Wade Salem is a drifty, drug-dealing, storytelling, sometime musician. He’s fascinating, if you can experience him from a distance. He’s not the man you’d want as your father-figure, which is the case for the unnamed narrator in Dylan Hicks’ novel Boarded Windows.
Our poor unnamed narrator is slogging through life. He’s got a job as an assistant manager at a near-by corporate music chain. He’s got a live-in girlfriend, Wanda, he seems to dig. Things ain’t too shabby. They ain’t so good either. Then Wade Salem lands back in his life on a few months before Narrator’s twenty-first birthday.
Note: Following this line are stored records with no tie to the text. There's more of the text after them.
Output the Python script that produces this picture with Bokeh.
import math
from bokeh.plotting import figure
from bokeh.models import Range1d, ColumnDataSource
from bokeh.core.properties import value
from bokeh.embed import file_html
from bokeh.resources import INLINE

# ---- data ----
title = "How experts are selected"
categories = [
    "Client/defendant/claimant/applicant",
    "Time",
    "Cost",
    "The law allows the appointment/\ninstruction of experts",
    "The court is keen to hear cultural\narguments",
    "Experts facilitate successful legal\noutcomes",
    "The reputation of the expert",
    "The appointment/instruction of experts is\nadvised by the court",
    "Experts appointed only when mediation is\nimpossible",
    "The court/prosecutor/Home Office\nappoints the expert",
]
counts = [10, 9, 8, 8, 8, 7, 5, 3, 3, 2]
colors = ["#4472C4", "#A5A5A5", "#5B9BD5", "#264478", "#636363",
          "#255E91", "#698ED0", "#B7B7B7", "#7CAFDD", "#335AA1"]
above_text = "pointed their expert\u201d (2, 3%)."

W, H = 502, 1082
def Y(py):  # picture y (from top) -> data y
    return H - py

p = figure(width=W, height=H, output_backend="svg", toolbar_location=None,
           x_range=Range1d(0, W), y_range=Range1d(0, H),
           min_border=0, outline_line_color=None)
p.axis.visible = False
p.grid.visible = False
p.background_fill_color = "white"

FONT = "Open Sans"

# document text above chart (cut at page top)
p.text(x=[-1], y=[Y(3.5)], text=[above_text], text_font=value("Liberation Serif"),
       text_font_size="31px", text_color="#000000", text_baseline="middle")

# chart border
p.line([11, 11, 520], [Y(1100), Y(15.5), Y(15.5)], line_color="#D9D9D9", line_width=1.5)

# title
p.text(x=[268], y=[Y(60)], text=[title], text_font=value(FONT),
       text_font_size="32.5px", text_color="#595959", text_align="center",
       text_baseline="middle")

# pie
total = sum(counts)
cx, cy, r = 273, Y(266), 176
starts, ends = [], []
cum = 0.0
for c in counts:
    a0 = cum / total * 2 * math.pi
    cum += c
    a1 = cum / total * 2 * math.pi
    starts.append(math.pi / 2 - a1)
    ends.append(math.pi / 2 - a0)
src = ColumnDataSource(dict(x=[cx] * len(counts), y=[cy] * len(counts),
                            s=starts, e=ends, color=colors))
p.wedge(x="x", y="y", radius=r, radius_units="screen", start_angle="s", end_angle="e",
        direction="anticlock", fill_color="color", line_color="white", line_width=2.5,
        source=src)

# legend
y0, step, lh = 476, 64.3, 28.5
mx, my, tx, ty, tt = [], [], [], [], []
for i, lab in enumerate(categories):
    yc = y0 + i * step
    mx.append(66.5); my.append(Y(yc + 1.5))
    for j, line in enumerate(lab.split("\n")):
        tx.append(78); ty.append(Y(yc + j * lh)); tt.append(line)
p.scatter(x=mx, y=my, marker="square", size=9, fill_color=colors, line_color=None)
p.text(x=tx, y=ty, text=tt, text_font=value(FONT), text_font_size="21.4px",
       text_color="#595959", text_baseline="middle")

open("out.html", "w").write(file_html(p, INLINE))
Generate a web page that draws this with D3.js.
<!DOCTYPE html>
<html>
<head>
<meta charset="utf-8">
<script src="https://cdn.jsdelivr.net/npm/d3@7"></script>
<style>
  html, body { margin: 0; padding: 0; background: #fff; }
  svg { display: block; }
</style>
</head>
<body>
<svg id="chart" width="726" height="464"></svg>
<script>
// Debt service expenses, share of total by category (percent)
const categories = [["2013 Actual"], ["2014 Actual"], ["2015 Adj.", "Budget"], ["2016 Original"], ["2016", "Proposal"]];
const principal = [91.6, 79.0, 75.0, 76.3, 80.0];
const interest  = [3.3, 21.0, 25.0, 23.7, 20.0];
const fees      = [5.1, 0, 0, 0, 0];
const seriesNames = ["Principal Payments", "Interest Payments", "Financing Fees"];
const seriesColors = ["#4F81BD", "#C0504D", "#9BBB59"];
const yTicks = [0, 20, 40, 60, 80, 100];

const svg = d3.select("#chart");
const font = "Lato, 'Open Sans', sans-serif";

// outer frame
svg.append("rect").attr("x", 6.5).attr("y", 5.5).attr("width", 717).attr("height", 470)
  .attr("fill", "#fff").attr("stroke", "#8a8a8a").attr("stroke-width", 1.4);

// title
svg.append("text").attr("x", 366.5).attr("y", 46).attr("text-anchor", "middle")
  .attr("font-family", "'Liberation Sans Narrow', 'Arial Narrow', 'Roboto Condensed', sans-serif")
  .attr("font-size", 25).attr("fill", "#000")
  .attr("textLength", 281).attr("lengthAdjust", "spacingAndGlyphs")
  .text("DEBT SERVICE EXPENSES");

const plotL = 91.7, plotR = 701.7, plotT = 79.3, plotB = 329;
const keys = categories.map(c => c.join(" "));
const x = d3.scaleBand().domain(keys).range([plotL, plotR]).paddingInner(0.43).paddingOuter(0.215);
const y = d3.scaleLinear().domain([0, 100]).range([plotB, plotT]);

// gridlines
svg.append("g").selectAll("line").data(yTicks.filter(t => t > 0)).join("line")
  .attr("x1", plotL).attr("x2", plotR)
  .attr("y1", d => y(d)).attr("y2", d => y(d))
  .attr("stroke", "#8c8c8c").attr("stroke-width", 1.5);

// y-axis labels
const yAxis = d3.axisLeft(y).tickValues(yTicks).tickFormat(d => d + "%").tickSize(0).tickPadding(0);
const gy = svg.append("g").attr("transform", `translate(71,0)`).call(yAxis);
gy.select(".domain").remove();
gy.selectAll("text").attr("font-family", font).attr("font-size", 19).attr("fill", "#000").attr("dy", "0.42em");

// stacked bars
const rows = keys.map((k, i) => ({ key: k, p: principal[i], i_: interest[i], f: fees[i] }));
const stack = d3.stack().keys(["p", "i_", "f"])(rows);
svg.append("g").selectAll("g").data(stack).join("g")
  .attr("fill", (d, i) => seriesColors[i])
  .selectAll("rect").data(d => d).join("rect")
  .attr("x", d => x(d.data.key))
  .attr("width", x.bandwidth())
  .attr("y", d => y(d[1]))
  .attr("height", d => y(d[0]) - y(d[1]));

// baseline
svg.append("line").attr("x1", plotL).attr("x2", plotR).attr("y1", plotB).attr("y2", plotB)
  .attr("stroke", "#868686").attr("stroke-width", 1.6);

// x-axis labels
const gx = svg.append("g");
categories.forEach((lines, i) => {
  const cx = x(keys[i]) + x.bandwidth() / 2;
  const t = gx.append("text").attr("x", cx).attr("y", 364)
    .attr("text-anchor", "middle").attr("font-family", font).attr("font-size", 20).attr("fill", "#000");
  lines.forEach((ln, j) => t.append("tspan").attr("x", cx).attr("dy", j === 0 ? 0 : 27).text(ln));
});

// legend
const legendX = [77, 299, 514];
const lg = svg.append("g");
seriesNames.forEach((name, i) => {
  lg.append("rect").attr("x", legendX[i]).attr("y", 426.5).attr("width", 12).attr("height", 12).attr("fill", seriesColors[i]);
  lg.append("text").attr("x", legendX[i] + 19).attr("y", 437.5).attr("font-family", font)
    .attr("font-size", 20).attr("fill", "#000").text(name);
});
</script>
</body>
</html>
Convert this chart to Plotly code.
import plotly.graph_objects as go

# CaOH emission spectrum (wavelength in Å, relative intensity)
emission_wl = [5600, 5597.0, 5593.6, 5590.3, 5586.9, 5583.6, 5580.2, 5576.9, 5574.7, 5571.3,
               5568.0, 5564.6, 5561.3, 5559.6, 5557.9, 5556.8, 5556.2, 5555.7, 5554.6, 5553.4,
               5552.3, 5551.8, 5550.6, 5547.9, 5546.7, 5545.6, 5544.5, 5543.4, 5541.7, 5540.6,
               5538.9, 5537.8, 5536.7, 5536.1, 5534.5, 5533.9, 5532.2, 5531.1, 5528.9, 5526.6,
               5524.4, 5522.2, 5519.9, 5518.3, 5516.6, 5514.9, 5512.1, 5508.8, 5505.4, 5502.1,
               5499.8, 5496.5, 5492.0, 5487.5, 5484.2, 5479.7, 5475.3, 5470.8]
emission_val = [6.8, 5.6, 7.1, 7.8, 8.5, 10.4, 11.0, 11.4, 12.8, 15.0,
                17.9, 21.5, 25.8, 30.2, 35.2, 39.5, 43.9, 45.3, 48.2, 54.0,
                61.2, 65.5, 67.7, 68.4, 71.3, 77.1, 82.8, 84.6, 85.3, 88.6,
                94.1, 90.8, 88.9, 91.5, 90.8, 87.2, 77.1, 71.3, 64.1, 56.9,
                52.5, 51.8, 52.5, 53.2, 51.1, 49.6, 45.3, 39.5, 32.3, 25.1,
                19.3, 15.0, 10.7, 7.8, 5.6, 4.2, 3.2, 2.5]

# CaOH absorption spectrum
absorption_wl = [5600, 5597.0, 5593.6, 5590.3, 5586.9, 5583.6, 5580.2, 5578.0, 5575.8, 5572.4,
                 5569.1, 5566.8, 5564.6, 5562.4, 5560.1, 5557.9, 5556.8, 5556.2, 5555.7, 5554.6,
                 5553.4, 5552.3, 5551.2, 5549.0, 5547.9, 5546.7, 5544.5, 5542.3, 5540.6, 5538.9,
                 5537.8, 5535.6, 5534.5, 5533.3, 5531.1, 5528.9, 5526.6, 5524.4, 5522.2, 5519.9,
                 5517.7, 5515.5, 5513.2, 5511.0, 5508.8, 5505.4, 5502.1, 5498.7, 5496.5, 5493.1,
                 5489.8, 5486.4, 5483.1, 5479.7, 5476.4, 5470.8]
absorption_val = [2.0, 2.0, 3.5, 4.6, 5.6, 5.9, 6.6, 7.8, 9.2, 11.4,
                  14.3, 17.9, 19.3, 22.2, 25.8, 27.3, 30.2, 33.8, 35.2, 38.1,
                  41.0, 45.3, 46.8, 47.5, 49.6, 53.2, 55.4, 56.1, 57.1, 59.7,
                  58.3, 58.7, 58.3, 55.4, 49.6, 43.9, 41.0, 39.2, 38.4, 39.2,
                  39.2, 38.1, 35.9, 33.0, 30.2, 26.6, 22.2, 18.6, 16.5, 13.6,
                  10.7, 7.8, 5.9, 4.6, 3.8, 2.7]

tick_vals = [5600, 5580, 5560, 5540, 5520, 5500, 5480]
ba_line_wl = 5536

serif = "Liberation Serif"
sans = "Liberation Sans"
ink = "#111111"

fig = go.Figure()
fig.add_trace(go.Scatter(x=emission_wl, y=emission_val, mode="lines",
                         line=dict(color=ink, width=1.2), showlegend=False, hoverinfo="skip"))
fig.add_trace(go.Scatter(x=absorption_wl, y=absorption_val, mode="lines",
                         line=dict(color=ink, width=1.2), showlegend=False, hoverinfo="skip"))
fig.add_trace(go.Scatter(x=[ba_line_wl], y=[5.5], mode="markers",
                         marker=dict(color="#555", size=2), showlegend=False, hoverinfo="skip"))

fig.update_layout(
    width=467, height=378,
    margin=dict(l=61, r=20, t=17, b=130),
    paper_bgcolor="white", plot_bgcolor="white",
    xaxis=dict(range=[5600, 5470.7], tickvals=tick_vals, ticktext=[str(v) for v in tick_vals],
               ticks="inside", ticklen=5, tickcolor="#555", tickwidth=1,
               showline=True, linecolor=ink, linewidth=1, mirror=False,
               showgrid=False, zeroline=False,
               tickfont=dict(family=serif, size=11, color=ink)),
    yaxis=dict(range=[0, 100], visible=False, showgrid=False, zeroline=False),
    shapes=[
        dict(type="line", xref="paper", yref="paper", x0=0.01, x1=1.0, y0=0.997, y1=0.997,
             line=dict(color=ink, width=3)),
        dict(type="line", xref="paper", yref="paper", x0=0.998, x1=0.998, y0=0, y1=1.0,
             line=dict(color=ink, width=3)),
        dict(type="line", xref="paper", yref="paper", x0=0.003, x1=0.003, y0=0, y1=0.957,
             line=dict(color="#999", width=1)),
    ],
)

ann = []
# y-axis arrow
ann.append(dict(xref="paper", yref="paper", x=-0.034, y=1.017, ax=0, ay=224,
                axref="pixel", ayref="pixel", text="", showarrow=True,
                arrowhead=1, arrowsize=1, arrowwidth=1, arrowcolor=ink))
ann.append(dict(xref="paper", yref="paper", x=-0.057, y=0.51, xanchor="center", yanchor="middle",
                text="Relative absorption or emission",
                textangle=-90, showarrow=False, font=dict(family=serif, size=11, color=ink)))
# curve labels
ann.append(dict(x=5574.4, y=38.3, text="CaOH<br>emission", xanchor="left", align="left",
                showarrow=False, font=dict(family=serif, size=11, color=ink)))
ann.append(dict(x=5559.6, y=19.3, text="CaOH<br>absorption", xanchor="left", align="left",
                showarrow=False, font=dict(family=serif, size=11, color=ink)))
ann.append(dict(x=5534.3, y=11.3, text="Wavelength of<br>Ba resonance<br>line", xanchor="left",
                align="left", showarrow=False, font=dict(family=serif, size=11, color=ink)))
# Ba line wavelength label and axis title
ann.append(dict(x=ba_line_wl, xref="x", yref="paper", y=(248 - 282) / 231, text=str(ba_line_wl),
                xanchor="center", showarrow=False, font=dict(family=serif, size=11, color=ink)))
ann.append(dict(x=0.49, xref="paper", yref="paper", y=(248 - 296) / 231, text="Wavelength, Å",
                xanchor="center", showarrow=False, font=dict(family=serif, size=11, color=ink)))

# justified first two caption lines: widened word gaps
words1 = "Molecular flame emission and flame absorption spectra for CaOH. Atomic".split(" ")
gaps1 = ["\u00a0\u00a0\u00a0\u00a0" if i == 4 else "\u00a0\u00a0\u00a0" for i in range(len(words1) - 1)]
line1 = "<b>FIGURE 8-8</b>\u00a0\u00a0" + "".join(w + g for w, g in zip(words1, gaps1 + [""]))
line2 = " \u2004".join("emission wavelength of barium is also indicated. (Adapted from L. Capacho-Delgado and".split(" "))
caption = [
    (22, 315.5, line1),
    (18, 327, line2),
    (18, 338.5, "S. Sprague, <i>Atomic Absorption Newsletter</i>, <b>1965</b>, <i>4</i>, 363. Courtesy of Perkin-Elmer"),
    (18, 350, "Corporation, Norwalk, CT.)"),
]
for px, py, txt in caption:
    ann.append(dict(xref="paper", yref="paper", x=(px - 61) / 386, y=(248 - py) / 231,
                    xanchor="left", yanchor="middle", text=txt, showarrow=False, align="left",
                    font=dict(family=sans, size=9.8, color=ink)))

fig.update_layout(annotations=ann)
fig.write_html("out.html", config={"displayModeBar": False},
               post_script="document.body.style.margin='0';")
Narrator hasn’t seen Wade since his childhood in North Dakota where Wade up and left on Bolling Greene’s tour bus one night and never returned.
It seems Wade needs a place to crash before he jets off to be a radio DJ in Berlin. The one in Germany. The one far, far away from Minneapolis.
Narrator, Wade, and Wanda spend a few odd months together in the tiny Twin Cities apartment, listening to records, smoking weed, and talking about everything from porn to philosophy. And talking. And talking. And talking.
Wade and Narrator have a strange, passive-agressive relationship. They’re both smarty-pants knowitalls who are always trying to one up each other. A lot of the stuff they know was lost on this reader. Perhaps, I’m just not smart enough, but a lot of the references to writers and artists and thinkers were lost on me. I actually had no idea if some of the things Wade and Narrator talk about were real or stuff the author made up.
This is not a novel for people who like things to happen in their books. This is one of those thinky, introspective novels where very little happens physically but a crapton happens emotionally. It’s heavy and thick with nuance, one of those 250-page books that feel like 500 pages. In the hands of a lesser writer I’d have bailed early and without regret. These characters are in sore need of something to do, which I guess is part of the point, but still. Thankfully Hicks is an excellent writer and in Wade Salem he’s crafted a character that you kind of adore even though you know you shouldn’t.